El Movimiento Antorchista, promotor de este evento, demostró que su compromiso con la cultura no es discurso, sino acción. Comenzaron a dar paso a presentaciones artísticas que emocionaron al público.
Alumnos de sexto grado recitaron un poema con tal sentimiento que lograron conmover incluso a los más escépticos. Luego, una cantante regional subió al escenario. Su voz llenó cada rincón del lugar con fuerza y dulzura. No sólo interpretaba canciones: transmitía emociones. Nos recordó que el talento no está reservado para escenarios internacionales, porque también florece en nuestras comunidades.
Cuando parecía que todo había concluido, entraron al escenario unos jóvenes disfrazados de ancianos. Nadie sabía qué esperar. Pero entonces comenzó una danza hipnótica.

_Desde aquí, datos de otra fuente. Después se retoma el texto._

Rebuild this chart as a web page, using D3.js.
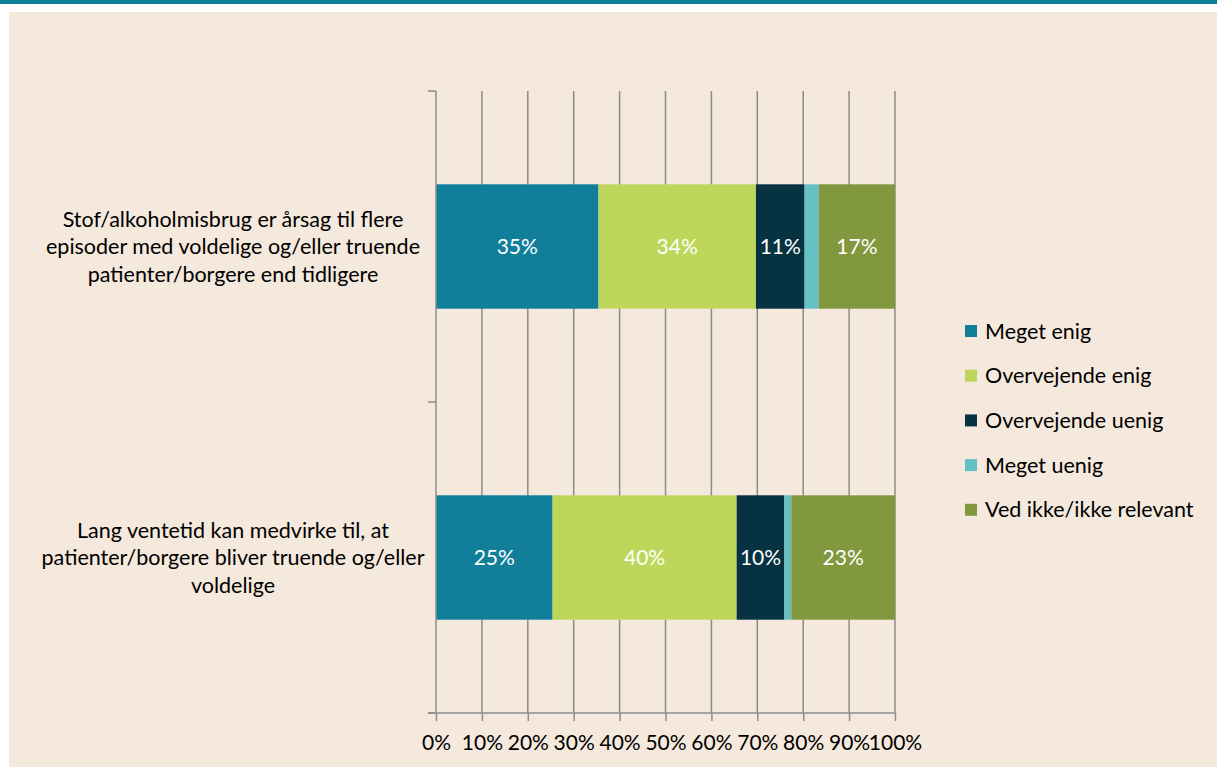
<!DOCTYPE html>
<html><head><meta charset="utf-8">
<script src="https://cdn.jsdelivr.net/npm/d3@7"></script>
<style>html,body{margin:0;padding:0;background:#fff;}svg{display:block;}</style>
</head><body>
<svg id="c" width="1217" height="767"></svg>
<script>
const categories = [
  ["Stof/alkoholmisbrug er årsag til flere", "episoder med voldelige og/eller truende", "patienter/borgere end tidligere"],
  ["Lang ventetid kan medvirke til, at", "patienter/borgere bliver truende og/eller", "voldelige"]
];
const seriesNames = ["Meget enig", "Overvejende enig", "Overvejende uenig", "Meget uenig", "Ved ikke/ikke relevant"];
const seriesColors = ["#117e9a", "#bed75a", "#073241", "#66c1c6", "#82983f"];
const values = [
  [35.4, 34.3, 10.6, 3.1, 16.6],
  [25.4, 40.1, 10.4, 1.5, 22.6]
];
const showLabel = [true, true, true, false, true];
const xTicks = [0, 10, 20, 30, 40, 50, 60, 70, 80, 90, 100];

const svg = d3.select("#c");
const FONT = "Lato, 'Open Sans', sans-serif";
svg.append("rect").attr("x", 0).attr("y", 0).attr("width", 1217).attr("height", 767).attr("fill", "#ffffff");
svg.append("rect").attr("x", 9).attr("y", 12).attr("width", 1208).attr("height", 755).attr("fill", "#f5e8dc");
svg.append("rect").attr("x", 0).attr("y", 0).attr("width", 1217).attr("height", 4).attr("fill", "#0e7f9b");

const x = d3.scaleLinear().domain([0, 100]).range([436, 895]);
const y = d3.scaleBand().domain(d3.range(categories.length)).range([91, 713]).paddingInner(0.6).paddingOuter(0.3);
const gridColor = "#8c8c8c";

// gridlines
svg.append("g").selectAll("line").data(xTicks.slice(1)).join("line")
  .attr("x1", d => x(d)).attr("x2", d => x(d)).attr("y1", 91).attr("y2", 713)
  .attr("stroke", gridColor).attr("stroke-width", 1.5);

// bars
const stacks = values.map(v => { let c = 0; return v.map((val, i) => { const s = c; c += val; return {s, e: c, val, i}; }); });
stacks.forEach((row, ci) => {
  const g = svg.append("g");
  g.selectAll("rect").data(row).join("rect")
    .attr("x", d => x(d.s)).attr("width", d => x(d.e) - x(d.s))
    .attr("y", y(ci)).attr("height", y.bandwidth())
    .attr("fill", d => seriesColors[d.i]);
  g.selectAll("text").data(row.filter(d => showLabel[d.i])).join("text")
    .attr("x", d => (x(d.s) + x(d.e)) / 2).attr("y", y(ci) + y.bandwidth() / 2)
    .attr("dy", "0.35em").attr("text-anchor", "middle")
    .attr("fill", "#ffffff").attr("font-family", FONT).attr("font-size", 21)
    .text(d => d3.format(".0f")(d.val) + "%");
});

// x axis
const xAxis = d3.axisBottom(x).tickValues(xTicks).tickSize(8).tickFormat(d => d + "%");
const ax = svg.append("g").attr("transform", "translate(0,713)").call(xAxis);
ax.select(".domain").remove();
ax.selectAll(".tick line").attr("stroke", gridColor).attr("stroke-width", 1.5);
ax.selectAll(".tick text").attr("font-family", FONT).attr("font-size", 21).attr("fill", "#000").attr("y", 22);
svg.append("line").attr("x1", 428).attr("x2", x(100)).attr("y1", 713).attr("y2", 713).attr("stroke", gridColor).attr("stroke-width", 1.5);

// y axis
svg.append("line").attr("x1", 436).attr("x2", 436).attr("y1", 91).attr("y2", 713).attr("stroke", gridColor).attr("stroke-width", 1.5);
const yTickPos = [91, (91 + 713) / 2, 713];
svg.append("g").selectAll("line").data(yTickPos).join("line")
  .attr("x1", 428).attr("x2", 436).attr("y1", d => d).attr("y2", d => d)
  .attr("stroke", gridColor).attr("stroke-width", 1.5);

// category labels
categories.forEach((lines, ci) => {
  const cy = y(ci) + y.bandwidth() / 2;
  const t = svg.append("text").attr("text-anchor", "middle").attr("font-family", FONT).attr("font-size", 21.5).attr("fill", "#000");
  lines.forEach((ln, li) => {
    t.append("tspan").attr("x", 233).attr("y", cy + (li - (lines.length - 1) / 2) * 27.5).attr("dy", "0.35em").text(ln);
  });
});

// legend
const lg = svg.append("g").selectAll("g").data(seriesNames).join("g")
  .attr("transform", (d, i) => `translate(965,${331 + i * 44.7})`);
lg.append("rect").attr("x", 0).attr("y", -6).attr("width", 12).attr("height", 12).attr("fill", (d, i) => seriesColors[i]);
lg.append("text").attr("x", 20).attr("dy", "0.35em").attr("font-family", FONT).attr("font-size", 21.5).attr("fill", "#000").text(d => d);
</script>
</body></html>
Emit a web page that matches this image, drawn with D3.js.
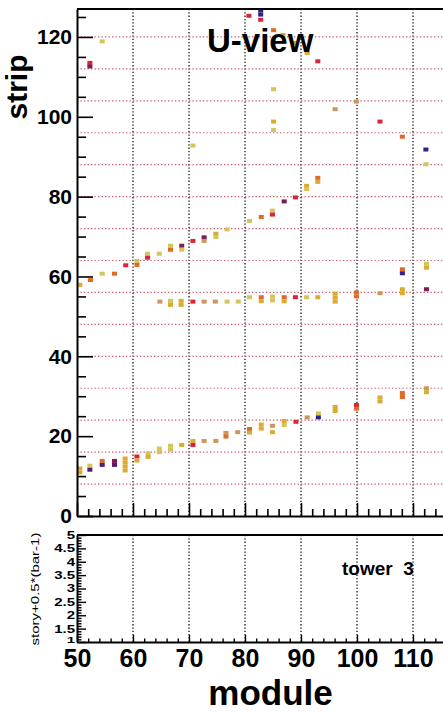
<!DOCTYPE html>
<html>
<head>
<meta charset="utf-8">
<script src="https://cdn.jsdelivr.net/npm/d3@7/dist/d3.min.js"></script>
<style>
    body { margin: 0; background: #ffffff; }
</style>
</head>
<body>
<div id="chart"></div>
<script>
let font = "'Liberation Sans', Arial, Helvetica, sans-serif"

// filled bins of the 2D histogram
// module = bin centre on x, strip = bin centre on y, level = colour level
let binModule = [
    52.3, 52.3, 54.5, 70.7, 80.7, 82.8, 82.8, 82.8, 85.1, 86.8, 88.9, 91.1, 93.0, 85.1, 85.1, 85.1,
    96.1, 99.9, 104.1, 108.1, 112.3, 112.3,
    // upper rising band
    50.5, 52.4, 54.5, 56.7, 58.7, 60.7, 60.7, 62.6, 62.6, 64.7, 66.7, 66.7, 68.7, 68.7, 70.7, 72.7,
    72.7, 74.8, 74.8, 76.8, 80.8, 82.9, 84.9, 84.9, 87.0, 89.0, 91.0, 91.0, 93.0, 93.0,
    // flat band
    64.8, 66.7, 66.7, 68.6, 68.6, 70.7, 72.7, 74.7, 76.8, 78.8, 80.8, 82.9, 82.9, 84.9, 84.9, 87.0,
    87.0, 89.0, 91.0, 93.0, 96.1, 96.1, 96.1, 99.9, 99.9, 104.1, 108.1, 108.1, 108.1, 108.1, 112.4,
    112.4, 112.4,
    // lower band
    50.5, 50.5, 52.3, 52.3, 54.5, 54.5, 56.7, 56.7, 58.6, 58.6, 58.6, 58.6, 60.7, 60.7, 62.7, 62.7,
    64.7, 64.7, 66.7, 66.7, 68.7, 70.7, 70.7, 72.7, 74.8, 76.6, 76.6, 78.7, 80.8, 80.8, 82.9, 82.9,
    84.9, 84.9, 87.0, 87.0, 89.1, 91.1, 93.1, 93.1, 96.1, 96.1, 99.9, 99.9, 104.1, 104.1, 108.1,
    108.1, 112.4, 112.4
]
let binStrip = [
    113.5, 112.6, 118.9, 92.8, 125.3, 126.6, 125.6, 124.3, 121.7, 120.5, 118.5, 116.0, 113.9, 106.9, 98.8, 96.7,
    101.9, 103.8, 98.8, 95.0, 91.8, 88.1,
    57.9, 59.1, 60.7, 60.7, 62.8, 63.9, 62.9, 65.7, 64.7, 65.7, 67.7, 66.7, 67.7, 66.7, 68.9, 69.8,
    68.9, 70.7, 69.9, 71.8, 73.9, 74.9, 76.5, 75.5, 78.8, 79.8, 82.7, 81.9, 84.7, 83.7,
    53.7, 53.9, 52.9, 53.9, 52.9, 53.7, 53.7, 53.7, 53.7, 53.7, 54.8, 54.8, 53.8, 55.0, 54.0, 54.8,
    53.8, 54.8, 54.8, 54.8, 55.7, 54.7, 53.7, 56.0, 55.0, 55.8, 56.8, 55.8, 61.8, 60.8, 63.2,
    62.2, 56.8,
    11.9, 10.9, 12.6, 11.6, 13.8, 12.8, 13.8, 12.8, 14.4, 13.4, 12.4, 11.4, 14.9, 13.9, 15.7, 14.8,
    16.9, 16.0, 17.6, 16.6, 17.8, 18.8, 17.8, 18.8, 18.8, 20.8, 19.9, 21.0, 21.8, 20.9, 22.9, 21.9,
    22.6, 21.0, 23.8, 22.8, 23.6, 24.7, 25.7, 24.7, 27.3, 26.3, 27.8, 26.9, 29.7, 28.7, 30.8,
    29.8, 32.0, 31.0
]
let binLevel = [
    4, 5, 0, 0, 4, 6, 6, 4, 3, 1, 1, 1, 4, 0, 1, 0,
    2, 2, 4, 3, 6, 0,
    1, 3, 0, 3, 4, 0, 3, 0, 4, 0, 0, 3, 5, 0, 4, 5,
    2, 1, 0, 0, 0, 3, 0, 4, 5, 4, 1, 0, 3, 1,
    2, 0, 1, 1, 1, 4, 2, 2, 0, 0, 0, 3, 1, 0, 0, 3,
    1, 4, 0, 1, 1, 1, 1, 3, 3, 2, 1, 1, 3, 6, 0,
    1, 5,
    1, 1, 0, 7, 3, 7, 5, 7, 1, 1, 1, 1, 4, 1, 0, 1,
    0, 0, 0, 0, 1, 1, 4, 2, 2, 2, 3, 2, 3, 1, 1, 1,
    2, 1, 1, 0, 4, 2, 0, 6, 1, 1, 4, 3, 1, 1, 3,
    3, 2, 1
]

// colour levels: khaki, golden, tan, orange, red, maroon, blue, purple
let levelColors = ["#d4c45c", "#dcaa2e", "#cf955e", "#e06a28", "#dc2438", "#7e1c55", "#2c2585", "#561c72"]

let moduleTicks = [50, 60, 70, 80, 90, 100, 110]
let moduleMinor = [52, 54, 56, 58, 62, 64, 66, 68, 72, 74, 76, 78, 82, 84, 86, 88, 92, 94, 96, 98, 102, 104, 106, 108, 112, 114]
let stripTicks = [0, 20, 40, 60, 80, 100, 120]
let stripMinor = [5, 10, 15, 25, 30, 35, 45, 50, 55, 65, 70, 75, 85, 90, 95, 105, 110, 115, 125]
let stripGrid = [8, 16, 24, 32, 40, 48, 56, 64, 72, 80, 88, 96, 104, 112, 120]
let storyTicks = [1, 1.5, 2, 2.5, 3, 3.5, 4, 4.5, 5]
let storyLabels = ["1", "1.5", "2", "2.5", "3", "3.5", "4", "4.5", "5"]

function zeichne() {
    let svg = d3.select("#chart").append("svg")
        .attr("width", 443)
        .attr("height", 713)
        .style("background", "#ffffff")

    var x = d3.scaleLinear().domain([50, 116]).range([77, 446.6])
    var yTop = d3.scaleLinear().domain([0, 127]).range([516, 9])
    var yBot = d3.scaleLinear().domain([1, 5]).range([642, 535])

    // ---------- top pad ----------
    let top = svg.append("g")

    // vertical grid (black dots)
    top.selectAll(".vgrid").data(moduleTicks.slice(1)).enter().append("line")
        .attr("x1", d => x(d)).attr("x2", d => x(d))
        .attr("y1", yTop(127)).attr("y2", yTop(0))
        .attr("stroke", "#111").attr("stroke-width", 1.3).attr("stroke-dasharray", "1.3,2")

    // horizontal grid (red dots)
    top.selectAll(".hgrid").data(stripGrid).enter().append("line")
        .attr("x1", x(50)).attr("x2", 443)
        .attr("y1", d => yTop(d)).attr("y2", d => yTop(d))
        .attr("stroke", "#cc5666").attr("stroke-width", 1.2).attr("stroke-dasharray", "1.3,2.2")

    let farben = d3.scaleOrdinal().domain(d3.range(levelColors.length)).range(levelColors)

    let bins = binModule.map((m, i) => ({ m: m, s: binStrip[i], l: binLevel[i] }))
    top.selectAll(".bin").data(bins).enter().append("rect")
        .attr("class", "bin")
        .attr("x", d => x(d.m - 0.45))
        .attr("width", d => x(d.m + 0.45) - x(d.m - 0.45))
        .attr("y", d => yTop(d.s + 0.5))
        .attr("height", d => yTop(d.s - 0.5) - yTop(d.s + 0.5))
        .style("fill", d => farben(d.l))

    // frame top
    top.append("line").attr("x1", x(50)).attr("x2", 443).attr("y1", yTop(127)).attr("y2", yTop(127))
        .attr("stroke", "#000").attr("stroke-width", 2)

    // x axis (no labels on the top pad)
    top.append("g").attr("transform", "translate(0," + yTop(0) + ")")
        .call(d3.axisBottom(x).tickValues(moduleTicks).tickSizeInner(-13).tickSizeOuter(0).tickFormat(""))
    top.append("g").attr("transform", "translate(0," + yTop(0) + ")")
        .call(d3.axisBottom(x).tickValues(moduleMinor).tickSizeInner(-7).tickSizeOuter(0).tickFormat(""))
        .select(".domain").remove()

    // y axis
    let yAx = top.append("g").attr("transform", "translate(" + x(50) + ",0)")
        .call(d3.axisLeft(yTop).tickValues(stripTicks).tickSizeInner(-16).tickSizeOuter(0).tickPadding(5))
    yAx.selectAll("text").attr("font-family", font).attr("font-size", "21px").attr("font-weight", "bold").attr("fill", "#000")
    top.append("g").attr("transform", "translate(" + x(50) + ",0)")
        .call(d3.axisLeft(yTop).tickValues(stripMinor).tickSizeInner(-9).tickSizeOuter(0).tickFormat(""))
        .select(".domain").remove()

    top.selectAll(".domain").attr("stroke-width", 2)
    top.selectAll(".tick line").attr("stroke-width", 1.6)

    top.append("text")
        .attr("transform", "translate(27,87) rotate(-90)")
        .attr("text-anchor", "middle")
        .attr("font-family", font).attr("font-size", "30px").attr("font-weight", "bold")
        .text("strip")

    top.append("text")
        .attr("x", 207).attr("y", 52)
        .attr("font-family", font).attr("font-size", "33px").attr("font-weight", "bold")
        .text("U-view")

    // ---------- bottom pad ----------
    let bot = svg.append("g")

    bot.selectAll(".vgrid2").data(moduleTicks.slice(1)).enter().append("line")
        .attr("x1", d => x(d)).attr("x2", d => x(d))
        .attr("y1", yBot(5)).attr("y2", yBot(1))
        .attr("stroke", "#111").attr("stroke-width", 1.3).attr("stroke-dasharray", "1.3,2")

    bot.append("line").attr("x1", x(50)).attr("x2", 443).attr("y1", yBot(5)).attr("y2", yBot(5))
        .attr("stroke", "#000").attr("stroke-width", 2)

    let xAx = bot.append("g").attr("transform", "translate(0," + yBot(1) + ")")
        .call(d3.axisBottom(x).tickValues(moduleTicks).tickSizeInner(-7).tickSizeOuter(0).tickPadding(7))
    xAx.selectAll("text").attr("font-family", font).attr("font-size", "25px").attr("font-weight", "bold").attr("fill", "#000")
    bot.append("g").attr("transform", "translate(0," + yBot(1) + ")")
        .call(d3.axisBottom(x).tickValues(moduleMinor).tickSizeInner(-3.5).tickSizeOuter(0).tickFormat(""))
        .select(".domain").remove()

    let yAx2 = bot.append("g").attr("transform", "translate(" + x(50) + ",0)")
        .call(d3.axisLeft(yBot).tickValues(storyTicks).tickSizeInner(-9).tickSizeOuter(0).tickPadding(2)
            .tickFormat((d, i) => storyLabels[i]))
    // labels are squeezed like in the original, the lowest one even more
    yAx2.selectAll("text").attr("font-family", font).attr("font-size", "15px").attr("font-weight", "bold")
        .attr("fill", "#000").attr("transform", d => d == 1 ? "translate(0,-2.5) scale(1,0.55)" : "scale(1,0.72)")
    // fine ticks every 0.1
    let storyFine = []
    for (let v = 1.1; v < 5; v += 0.1) {
        if (Math.abs(v * 2 - Math.round(v * 2)) > 0.01) storyFine.push(v)
    }
    bot.append("g").attr("transform", "translate(" + x(50) + ",0)")
        .call(d3.axisLeft(yBot).tickValues(storyFine).tickSizeInner(-4.5).tickSizeOuter(0).tickFormat(""))
        .select(".domain").remove()

    bot.selectAll(".domain").attr("stroke-width", 2)
    bot.selectAll(".tick line").attr("stroke-width", 1.4)

    bot.append("text")
        .attr("transform", "translate(39,589) rotate(-90) scale(1,0.72)")
        .attr("text-anchor", "middle")
        .attr("font-family", font).attr("font-size", "15px")
        .text("story+0.5*(bar-1)")

    bot.append("text")
        .attr("x", 342).attr("y", 575)
        .attr("font-family", font).attr("font-size", "19px").attr("font-weight", "bold")
        .style("white-space", "pre")
        .text("tower  3")

    bot.append("text")
        .attr("x", 270.5).attr("y", 704.5)
        .attr("text-anchor", "middle")
        .attr("font-family", font).attr("font-size", "35px").attr("font-weight", "bold")
        .text("module")
}

zeichne()
</script>
</body>
</html>
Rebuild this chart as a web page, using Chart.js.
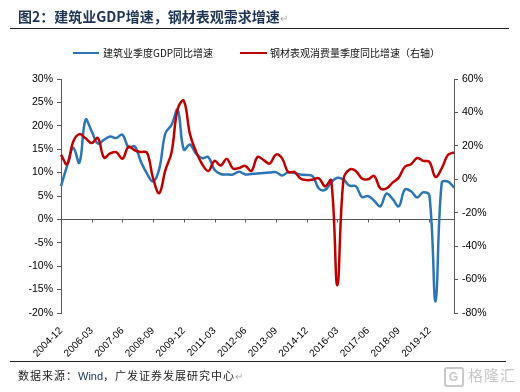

Cada movimiento estaba lleno de simbolismo y el público no podía apartar la vista. Era tan impactante que, como alguien dijo después, “nadie se atrevía a pestañear, por miedo a perderse un instante irrepetible”. Los aplausos que siguieron fueron ensordecedores.
Pero aún quedaban sorpresas. Un grupo de niños pequeños, vestidos con trajes típicos regionales, apareció en escena. Al principio, muchos pensaron que sería una presentación tierna pero modesta, como las que se ven en cualquier primaria. Sin embargo, desde el primer paso, esos niños nos cerraron la boca. Bailaban con precisión, energía y gracia. Eran tan talentosos que nos hicieron reflexionar sobre los prejuicios. Nos enseñaron que el talento no tiene edad y que no debemos subestimar a nadie.
Para muchos, ese momento fue una lección de humildad. Comprendimos que una gran presentación puede venir de un artista consagrado o de un niño de cinco años.
La cantante regional volvió a cerrar la parte artística del evento. Cantó con tanta pasión que parecía incansable. Su voz, lejos de agotarse, se fortalecía con cada nota. Algunos dijeron que, si pudiera, cantaría hasta que su espíritu saliera de su cuerpo, y aun así seguiría cantando en el más allá. Su entrega fue absoluta y su talento, inolvidable.
Antes de finalizar, Nelson Rosales Córdova, representante estatal del Movimiento Antorchista, tomó la palabra. Su mensaje fue directo: la educación es la única vía real hacia la libertad. Dijo que un pueblo que no se educa está condenado a la obediencia y la mediocridad. Aunque reconoció el valor de las carreras técnicas y científicas, también destacó la importancia del humanismo.
“Si no cultivamos el pensamiento crítico, la empatía, la conciencia colectiva, estaremos criando profesionales que solo busquen el dinero y el poder, sin importar a quién pisan en el camino. Un pueblo sin humanismo es un pueblo esclavo de su propia ignorancia”, sentenció. Fue un llamado urgente a formar no sólo trabajadores eficientes, sino ciudadanos conscientes.
Para cerrar esta jornada llena de emociones, todos se dirigieron al salón de eventos, donde se celebró una cena de despedida. Ese espacio se convirtió en el escenario perfecto para la reconciliación. Muchos aprovecharon para decir lo que durante años no se habían atrevido: pedir perdón, ofrecer abrazos, compartir lágrimas sinceras. Las emociones fluían como un río desbordado. Se perdonaron errores, se cerraron heridas, se renovaron amistades.
Ahí comprendí algo muy profundo: cuando las personas se detienen a escucharse de verdad, a hablar desde el corazón, los resentimientos se disuelven y los lazos se reconstruyen. Esa noche, los problemas entre alumnos y profesores, los conflictos entre compañeros, las amistades rotas, todo quedó atrás. En ese salón, por primera vez en mucho tiempo, todos estaban en paz.
Y así, con el alma ligera y el corazón lleno, nos despedimos. No fue una despedida cualquiera, sino un cierre digno de una etapa inolvidable. Nos fuimos sabiendo que no hay mejor forma de terminar un ciclo que en armonía, agradecidos y listos para caminar hacia un nuevo rumbo.